In late 1901, the Wright brothers (Wilbur and Orville) developed the first wind tunnel ever built and began to experiment with different wings to improve on their first experimental glider, and they found great success at Kitty Hawk in the summer of 1902 with longer and better controlled glides. They were now ready to construct the engine and propellers for a powered flight which they planned for 1903; the invention of the proper propellers was itself a brilliant achievement , won by painstaking calculations and trial and error to perfect this important aspect of manned flight. In the meantime, Langley’s team was at the threshold of completing their competing quest for flight and in December 8, 1903 their huge aerodrome was launched only to crash after a few feet in the air. On December 17,1903 at 12 noon at Kitty Hawk beach, Wilbur Wright flew their machine 852 feet, a sixth of a mile, in 59 seconds – the first sustained , powered flight in the history of mankind; a small step but the only success story to that date. But the epic story of the origins of flight was really about to begin in earnest as the Wrights received patents for all their discoveries and others tried to cash in on their inventions when in fact, no one except them was actually flying. This they continued to do on an improvised airfield they developed outside Dayton. More successes followed as the two brothers flew longer distances in winds of varying speeds and fine-tuned everything on their airplane during the next two years while their aerial feats started to get out to the world where others, using the Wrights’ innovations, started to try to compete with the brothers.

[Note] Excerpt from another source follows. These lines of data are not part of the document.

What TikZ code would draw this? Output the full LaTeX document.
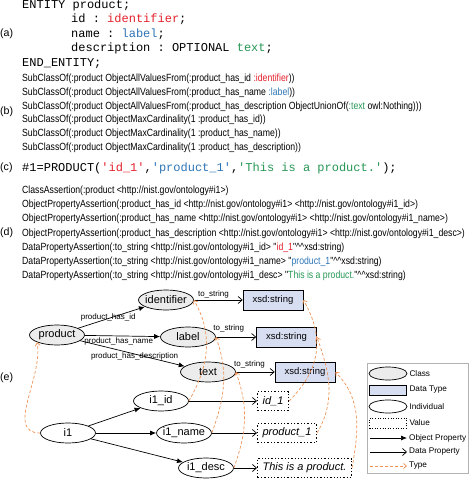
\documentclass[tikz,border=0pt]{standalone}
\usepackage{fontspec}
\setmainfont{Liberation Sans}
\setmonofont{Liberation Mono}
\newfontfamily\narrowfont[FakeStretch=0.836]{Liberation Sans}
\usetikzlibrary{shapes, arrows.meta, positioning, shapes.geometric}

\definecolor{codered}{RGB}{228,32,44}
\definecolor{codeblue}{RGB}{46,117,182}
\definecolor{codegreen}{RGB}{38,150,84}
\definecolor{typeorange}{RGB}{240,146,84}
\definecolor{dtblue}{RGB}{216,222,242}
\definecolor{clsgray}{RGB}{236,236,236}

\begin{document}
\begin{tikzpicture}[
	x=1pt, y=1pt,
	node distance=4pt and 4pt,
	code/.style={anchor=base west, align=left, inner sep=0pt, font=\ttfamily\fontsize{12}{14.5}\selectfont},
	owl/.style={anchor=base west, align=left, inner sep=0pt, font=\narrowfont\fontsize{10.4}{13.6}\selectfont},
	part/.style={anchor=west, inner sep=0pt, font=\fontsize{10.6}{12}\selectfont},
	cls/.style={ellipse, draw, line width=0.7pt, fill=clsgray, minimum width=55pt, minimum height=20pt,
		inner xsep=-3pt, inner ysep=0pt, font=\fontsize{11}{13}\selectfont},
	indiv/.style={cls, fill=white},
	dtype/.style={rectangle, draw, line width=0.7pt, fill=dtblue, minimum width=60pt, minimum height=20pt,
		inner sep=0pt, font=\fontsize{9.5}{11}\selectfont},
	val/.style={rectangle, draw, dotted, line width=1.3pt, minimum height=19pt, inner xsep=5pt,
		font=\itshape\fontsize{11}{13}\selectfont},
	lbl/.style={font=\fontsize{8}{9}\selectfont, inner sep=1pt},
	lgtext/.style={inner sep=0pt, font=\fontsize{8.2}{10}\selectfont},
	obj/.style={draw, line width=0.7pt, -{Latex[length=6pt, width=5pt]}},
	dat/.style={draw, line width=0.7pt, -{Straight Barb[length=4pt, width=7pt]}},
	type/.style={draw=typeorange, dash pattern=on 3pt off 2pt, line width=0.7pt,
		-{Straight Barb[length=3pt, width=5pt]}},
	]
	\useasboundingbox (0,0) rectangle (474,-481);
	
	\node [part] (pa) at (0,-34) {(a)};
	\node [part] (pb) at (0,-112) {(b)};
	\node [part] (pc) at (0,-168) {(c)};
	\node [part] (pd) at (0,-233) {(d)};
	\node [part] (pe) at (0,-378) {(e)};
	
	\node [code] (a) at (22,-66.5) {ENTITY product;\\
		\hspace*{49pt}id : \textcolor{codered}{identifier};\\
		\hspace*{49pt}name : \textcolor{codeblue}{label};\\
		\hspace*{49pt}description : OPTIONAL \textcolor{codegreen}{text};\\
		END\_ENTITY;};
	\node [owl] (b) at (22,-150) {SubClassOf(:product ObjectAllValuesFrom(:product\_has\_id \textcolor{codered}{:identifier}))\\
		SubClassOf(:product ObjectAllValuesFrom(:product\_has\_name \textcolor{codeblue}{:label}))\\
		SubClassOf(:product ObjectAllValuesFrom(:product\_has\_description ObjectUnionOf(\textcolor{codegreen}{:text} owl:Nothing)))\\
		SubClassOf(:product ObjectMaxCardinality(1 :product\_has\_id))\\
		SubClassOf(:product ObjectMaxCardinality(1 :product\_has\_name))\\
		SubClassOf(:product ObjectMaxCardinality(1 :product\_has\_description))};
	\node [code] (c) at (22,-171.5) {\#1=PRODUCT(\textcolor{codered}{'id\_1'},\textcolor{codeblue}{'product\_1'},\textcolor{codegreen}{'This is a product.'});};
	\node [owl, font=\narrowfont\fontsize{10.4}{14.2}\selectfont] (d) at (22,-278.7) {ClassAssertion(:product <http://nist.gov/ontology\#i1>)\\
		ObjectPropertyAssertion(:product\_has\_id <http://nist.gov/ontology\#i1> <http://nist.gov/ontology\#i1\_id>)\\
		ObjectPropertyAssertion(:product\_has\_name <http://nist.gov/ontology\#i1> <http://nist.gov/ontology\#i1\_name>)\\
		ObjectPropertyAssertion(:product\_has\_description <http://nist.gov/ontology\#i1> <http://nist.gov/ontology\#i1\_desc>)\\
		DataPropertyAssertion(:to\_string <http://nist.gov/ontology\#i1\_id> "\textcolor{codered}{id\_1}"\textasciicircum\textasciicircum xsd:string)\\
		DataPropertyAssertion(:to\_string <http://nist.gov/ontology\#i1\_name> "\textcolor{codeblue}{product\_1}"\textasciicircum\textasciicircum xsd:string)\\
		DataPropertyAssertion(:to\_string <http://nist.gov/ontology\#i1\_desc> "\textcolor{codegreen}{This is a product.}"\textasciicircum\textasciicircum xsd:string)};
	
	\node [cls] (product) at (57,-335) {product};
	\node [cls, on grid, above right=35pt and 109pt of product] (identifier) {identifier};
	\node [cls, on grid, below right=2pt and 131pt of product] (label) {label};
	\node [cls, on grid, below right=37pt and 151pt of product] (text) {text};
	\node [dtype, on grid, right=107pt of identifier] (xsd1) {xsd:string};
	\node [dtype, on grid, right=98.5pt of label] (xsd2) {xsd:string};
	\node [dtype, on grid, right=97pt of text] (xsd3) {xsd:string};
	\node [indiv, on grid, below right=98pt and 11pt of product] (i1) {i1};
	\node [indiv, on grid, above right=32pt and 93pt of i1] (i1_id) {i1\_id};
	\node [indiv, on grid, right=116pt of i1] (i1_name) {i1\_name};
	\node [indiv, on grid, below right=35pt and 138pt of i1] (i1_desc) {i1\_desc};
	\node [val, on grid, right=112pt of i1_id] (id1) {id\_1};
	\node [val, on grid, right=103pt of i1_name] (prod1) {product\_1};
	\node [val, on grid, right=98.5pt of i1_desc] (desc) {This is a product.};
	
	\path [obj] (product) -- node [lbl, pos=0.45, yshift=1pt] {product\_has\_id} (identifier);
	\path [obj] (product) -- node [lbl, below, pos=0.45] {product\_has\_name} (label);
	\path [obj] (product) -- node [lbl, pos=0.52, yshift=-2pt] {product\_has\_description} (text);
	\path [obj] (i1) -- (i1_id);
	\path [obj] (i1) -- (i1_name);
	\path [obj] (i1) -- (i1_desc);
	
	\path [dat] (identifier) -- node [lbl, above, pos=0.4] {to\_string} (xsd1);
	\path [dat] (label) -- node [lbl, above=3pt, pos=0.32] {to\_string} (xsd2);
	\path [dat] (text) -- node [lbl, above=2pt, pos=0.35] {to\_string} (xsd3);
	\path [dat] (i1_id) -- (id1);
	\path [dat] (i1_name) -- (prod1);
	\path [dat] (i1_desc) -- (desc);
	
	\path [type] (i1.west) to[out=180, in=-80] (product.200);
	\path [type] (i1_id.east) to[out=60, in=-60] (identifier.east);
	\path [type] (i1_name.east) to[out=70, in=-70] (label.east);
	\path [type] (i1_desc.east) to[out=70, in=-70] (text.east);
	\path [type] (id1.east) to[out=45, in=-60, looseness=1.1] (xsd1.east);
	\path [type] (prod1.east) to[out=60, in=-70] (xsd2.east);
	\path [type] (desc.east) to[out=80, in=-45] (xsd3.east);
	
	\node [draw=gray!60, line width=0.8pt, minimum width=101pt, minimum height=110pt, inner sep=0pt] (legend) at (417.5,-418) {};
	\node [cls, minimum width=38pt, minimum height=13pt] (lgcls) at (388,-373.5) {};
	\node [lgtext, right=2pt of lgcls] {Class};
	\node [dtype, minimum width=37pt, minimum height=10pt] (lgdt) at (388,-390) {};
	\node [lgtext, right=2.5pt of lgdt] {Data Type};
	\node [indiv, minimum width=38pt, minimum height=13pt] (lgind) at (388,-406.5) {};
	\node [lgtext, right=2pt of lgind] {Individual};
	\node [val, line width=0.6pt, minimum width=37pt, minimum height=10pt, inner sep=0pt] (lgval) at (388,-423) {};
	\node [lgtext, right=2.5pt of lgval] {Value};
	\coordinate (lgobja) at (370,-438);
	\coordinate (lgobjb) at (407,-438);
	\path [obj] (lgobja) -- (lgobjb);
	\node [lgtext, right=2pt of lgobjb] {Object Property};
	\coordinate (lgdata) at (370,-452);
	\coordinate (lgdatb) at (407,-452);
	\path [dat] (lgdata) -- (lgdatb);
	\node [lgtext, right=2pt of lgdatb] {Data Property};
	\coordinate (lgtypa) at (370,-466);
	\coordinate (lgtypb) at (407,-466);
	\path [type] (lgtypa) -- (lgtypb);
	\node [lgtext, right=2pt of lgtypb] {Type};
\end{tikzpicture}
\end{document}
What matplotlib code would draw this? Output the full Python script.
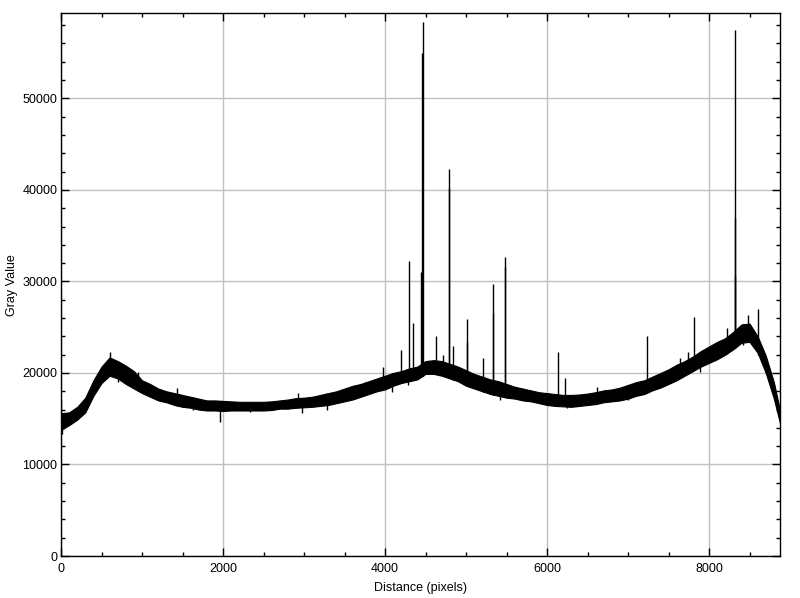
import numpy as np
import matplotlib.pyplot as plt

plt.rcParams['font.family'] = ['Liberation Sans', 'DejaVu Sans']

# band of the profile, read every 100 px (lower / upper edge of the noise)
dist = [0, 100, 200, 300, 400, 500, 600, 700, 800, 900,
        1000, 1100, 1200, 1300, 1400, 1500, 1600, 1700, 1800, 1900,
        2000, 2100, 2200, 2300, 2400, 2500, 2600, 2700, 2800, 2900,
        3000, 3100, 3200, 3300, 3400, 3500, 3600, 3700, 3800, 3900,
        4000, 4100, 4200, 4300, 4400, 4500, 4600, 4700, 4800, 4900,
        5000, 5100, 5200, 5300, 5400, 5500, 5600, 5700, 5800, 5900,
        6000, 6100, 6200, 6300, 6400, 6500, 6600, 6700, 6800, 6900,
        7000, 7100, 7200, 7300, 7400, 7500, 7600, 7700, 7800, 7900,
        8000, 8100, 8200, 8300, 8400, 8500, 8600, 8700, 8800, 8876]
gray_low = [13800, 14300, 14900, 15700, 17500, 18900, 19700, 19400, 18800, 18300,
            17800, 17400, 17000, 16800, 16500, 16300, 16200, 16000, 15900, 15900,
            15850, 15900, 15900, 15900, 15900, 15900, 15950, 16100, 16100, 16200,
            16250, 16300, 16400, 16500, 16700, 16900, 17100, 17400, 17700, 18000,
            18200, 18600, 18900, 19100, 19300, 19900, 19900, 19700, 19400, 19100,
            18600, 18300, 18000, 17700, 17500, 17300, 17200, 17000, 16900, 16700,
            16500, 16400, 16350, 16300, 16400, 16500, 16600, 16800, 16900, 17000,
            17200, 17500, 17700, 18100, 18400, 18800, 19200, 19700, 20200, 20700,
            21100, 21500, 22000, 22600, 23300, 23400, 22200, 20000, 17200, 14500]
gray_high = [15600, 15700, 16300, 17300, 19200, 20700, 21700, 21300, 20800, 20200,
             19200, 18800, 18300, 18000, 17800, 17600, 17400, 17200, 17000, 17000,
             16950, 16900, 16850, 16850, 16850, 16850, 16900, 17000, 17100, 17250,
             17300, 17400, 17600, 17800, 18000, 18300, 18600, 18800, 19100, 19400,
             19700, 20000, 20200, 20500, 20700, 21300, 21400, 21300, 21000, 20700,
             20300, 19900, 19600, 19300, 19100, 18800, 18500, 18300, 18100, 17900,
             17800, 17700, 17600, 17600, 17650, 17750, 17900, 18100, 18200, 18400,
             18700, 19000, 19200, 19600, 20000, 20400, 20900, 21300, 21800, 22400,
             22900, 23400, 23800, 24500, 25300, 25400, 24000, 21900, 19000, 15900]

# narrow spikes above the band
spike_x = [5, 605, 955, 1428, 2930, 3753, 3979, 4201, 4300, 4349, 4448, 4460, 4468,
           4630, 4720, 4785, 4790, 4843, 5010, 5016, 5214, 5330, 5337, 5478, 5483,
           6140, 6226, 6613, 7065, 7238, 7642, 7745, 7819, 8219, 8316, 8321, 8326,
           8486, 8609]
spike_top = [17000, 22330, 20140, 18330, 17780, 19050, 20690, 22500, 32200, 25500,
             31000, 55000, 58400, 24000, 22000, 40200, 42300, 22900, 23400, 25900,
             21600, 26600, 29700, 32700, 31600, 22300, 19500, 18510, 18510, 24000,
             21600, 22330, 26100, 24890, 36900, 57500, 30600, 26340, 27000]

# narrow dips below the band
dip_x = [8, 708, 1633, 1963, 2333, 2971, 3280, 4083, 4288, 4844, 5420, 6243,
         7004, 7889, 8424]
dip_bottom = [13300, 19050, 15960, 14680, 15770, 15600, 15960, 17960, 18690, 19240,
              17100, 16140, 17050, 20140, 23060]

fig = plt.figure(figsize=(8, 5.98), dpi=100)
ax = fig.add_axes([0.07625, 0.0702, 0.89875, 0.9076])

ax.fill_between(dist, gray_low, gray_high, color='black', lw=0.8, edgecolor='black', zorder=3)
spike_base = np.interp(spike_x, dist, gray_low)
ax.vlines(spike_x, spike_base, spike_top, color='black', lw=1.0, zorder=3)
dip_base = np.interp(dip_x, dist, gray_high)
ax.vlines(dip_x, dip_bottom, dip_base, color='black', lw=1.0, zorder=3)

ax.set_xlim(0, 8876)
ax.set_ylim(0, 59300)
ax.set_xticks([0, 2000, 4000, 6000, 8000])
ax.set_xticks(np.arange(0, 8877, 500), minor=True)
ax.set_yticks([0, 10000, 20000, 30000, 40000, 50000])
ax.set_yticks(np.arange(0, 59300, 2000), minor=True)

ax.grid(True, which='major', color='#c0c0c0', lw=1.0, zorder=0)
ax.tick_params(which='both', direction='in', top=True, right=True, labelsize=9, width=1)
ax.tick_params(which='major', length=6)
ax.tick_params(which='minor', length=3)
ax.tick_params(axis='x', pad=5)
ax.tick_params(axis='y', pad=2.5)
for s in ax.spines.values():
    s.set_linewidth(1.0)

ax.set_xlabel('Distance (pixels)', fontsize=9, labelpad=5)
ax.set_ylabel('Gray Value', fontsize=9, labelpad=3)

fig.savefig('out.png', dpi=100)
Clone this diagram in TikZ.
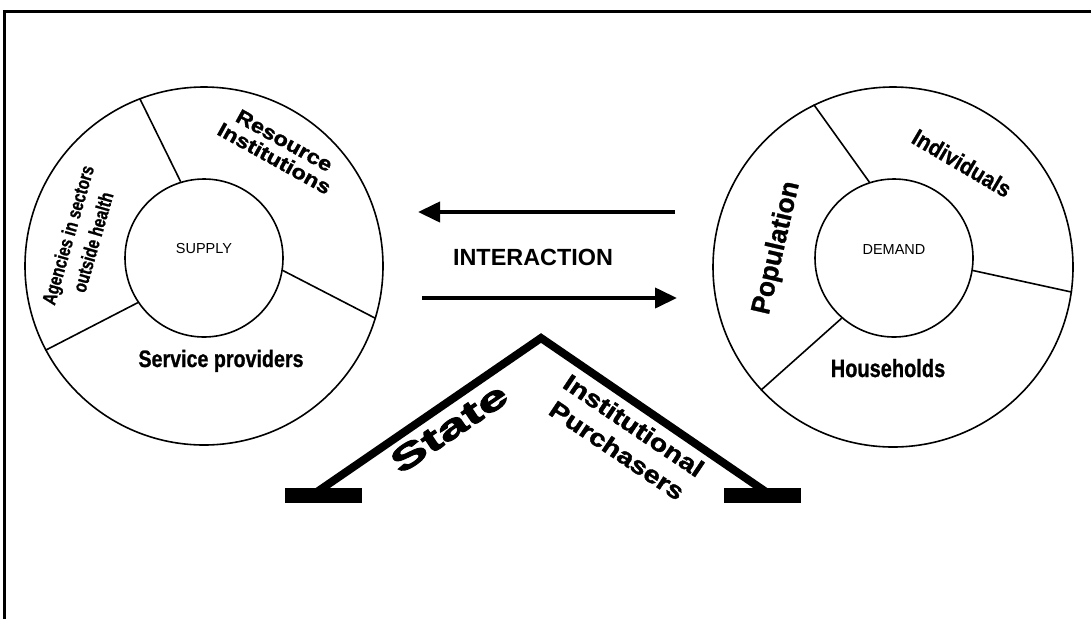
\documentclass[tikz,border=0pt]{standalone}
\usepackage{graphicx}
\usepackage{fontspec}
\setmainfont{Liberation Sans}
\newfontfamily\boldface{Liberation Sans Bold}
\newfontfamily\semiheavy{Liberation Sans Bold}[FakeBold=1]
\newfontfamily\heavyA{Liberation Sans Bold}[FakeBold=1.5]
\newfontfamily\heavyB{Liberation Sans Bold}[FakeBold=2.5]
\usetikzlibrary{arrows.meta}
% horizontal stretch of a (possibly multi-line, centred) label
\newcommand\hstretch[2]{\scalebox{#1}[1]{\begin{tabular}{@{}c@{}}#2\end{tabular}}}
\begin{document}
\begin{tikzpicture}[x=1pt,y=-1pt,
  ring/.style={circle,draw,line width=1.6pt,inner sep=0pt},
  divider/.style={line width=1.6pt},
  txt/.style={inner sep=0pt,text=black},
  flow/.style={line width=4pt,-{Triangle[length=22pt,width=20pt]}},
  roof/.style={line width=8pt,line join=miter},
  foot/.style={fill=black},
]
\useasboundingbox (0,0) rectangle (1091,619);
\fill[white] (0,0) rectangle (1091,619);
% frame
\draw[line width=3pt] (1091,11.5) -- (4.5,11.5) -- (4.5,619);

% supply wheel
\node[ring,minimum size=358pt] (supout) at (204,266) {};
\node[ring,minimum size=158pt] (supin) at (204,258) {};
\draw[divider] (supin.107) -- (supout.111);
\draw[divider] (supin.-9) -- (supout.-17);
\draw[divider] (supin.214) -- (supout.208);
\node[txt,font=\fontsize{14.5}{17}\selectfont] (supply) at (204,249) {SUPPLY};
\node[txt,rotate=-29,font=\heavyA\fontsize{20}{20}\selectfont] (resinst) at (278,152) {\hstretch{1.17}{Resource\\Institutions}};
\node[txt,rotate=74,font=\semiheavy\fontsize{19.5}{26}\selectfont] (agencies) at (82,239) {\hstretch{0.78}{Agencies in sectors\\outside health}};
\node[txt,anchor=base,font=\semiheavy\fontsize{23.7}{28}\selectfont] (service) at (221,367) {\scalebox{0.83}[1]{Service providers}};

% demand wheel
\node[ring,minimum size=360pt] (demout) at (893,267) {};
\node[ring,minimum size=158pt] (demin) at (894,258) {};
\draw[divider] (demin.108) -- (demout.116);
\draw[divider] (demin.-9) -- (demout.-8);
\draw[divider] (demin.229) -- (demout.223);
\node[txt,font=\fontsize{14.5}{17}\selectfont] (demand) at (894,250) {DEMAND};
\node[txt,rotate=-30.5,font=\semiheavy\fontsize{23.5}{28}\selectfont] (indiv) at (962,163) {\scalebox{0.9}[1]{Individuals}};
\node[txt,rotate=77,font=\semiheavy\fontsize{27}{32}\selectfont] (popul) at (777,248) {\scalebox{0.97}[1]{Population}};
\node[txt,anchor=base,font=\semiheavy\fontsize{25}{30}\selectfont] (house) at (888,377) {\scalebox{0.8}[1]{Households}};

% interaction arrows
\coordinate (topstart) at (675,212);
\coordinate (topend) at (418,212);
\coordinate (botstart) at (422,298);
\coordinate (botend) at (677,298);
\draw[flow] (topstart) -- (topend);
\draw[flow] (botstart) -- (botend);
\node[txt,font=\boldface\fontsize{23.4}{28}\selectfont] (interaction) at (533,257) {INTERACTION};

% roof
\coordinate (apex) at (541,338);
\coordinate (lfoot) at (314,494);
\coordinate (rfoot) at (769,494);
\draw[roof] (lfoot) -- (apex) -- (rfoot);
\fill[foot] (285,488) rectangle (362,503);
\fill[foot] (724,488) rectangle (801,503);
\node[txt,rotate=34,font=\heavyB\fontsize{34}{34}\selectfont] (state) at (449,428) {\scalebox{1.6}[1]{State}};
\node[txt,rotate=-34,font=\heavyA\fontsize{24}{30}\selectfont] (purch) at (624,440) {\hstretch{1.2}{Institutional\\Purchasers}};
\end{tikzpicture}
\end{document}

By 1905, the Wrights now faced competition to prove manned flight by Alexander Graham Bell, the inventor of the telephone, and a team he had assembled but the brothers continued their more and more complicated flights in Dayton and slowly and surely their achievement spread throughout the world and was confirmed in a Paris air contest which Wilbur won hands down. Bell’s team was defeated also as all of their attempts led to failure. Finally in 1909, after several years of frustration in not getting the recognition they deserved, a contest was arranged between the airplanes of Glenn Curtiss (a Bell associate) and Wilbur Wright in New York, the result of which established the Wrights as the real leaders in the field and the real inventors of the first flying machine. Curtiss made two tries and then quit while Wilbur flew around the Statue of Liberty and down the Hudson River and back with a million spectators crowding the West side of Manhattan and thousands of ships and pleasure boats in the harbour and along the river blowing their whistles at full blast. Every time he flew by thousands left their offices and homes to see this new spectacle of an aeroplane flying around that great metropolis.
The Wrights had now established beyond doubt that they were the true inventors of powered flight, and over the next few years they became involved in manufacturing planes and doing further experimentation. Wilbur died in 1912 and Orville lived until 1948.
Editor, President Obama has recently stated that the USA will be committing resources for the exploration of Mars and Neptune in the near future, and when one stops to consider what humankind has achieved in flight over the last century since the Wright brothers invented and flew the first aeroplanes, it is mind-boggling.
The Wrights were classic examples of the innovative and dedicated spirit of what America can produce for the world, and their story shows us all that the small man can accomplish greatness against all odds, once the environment they live in gives that opportunity.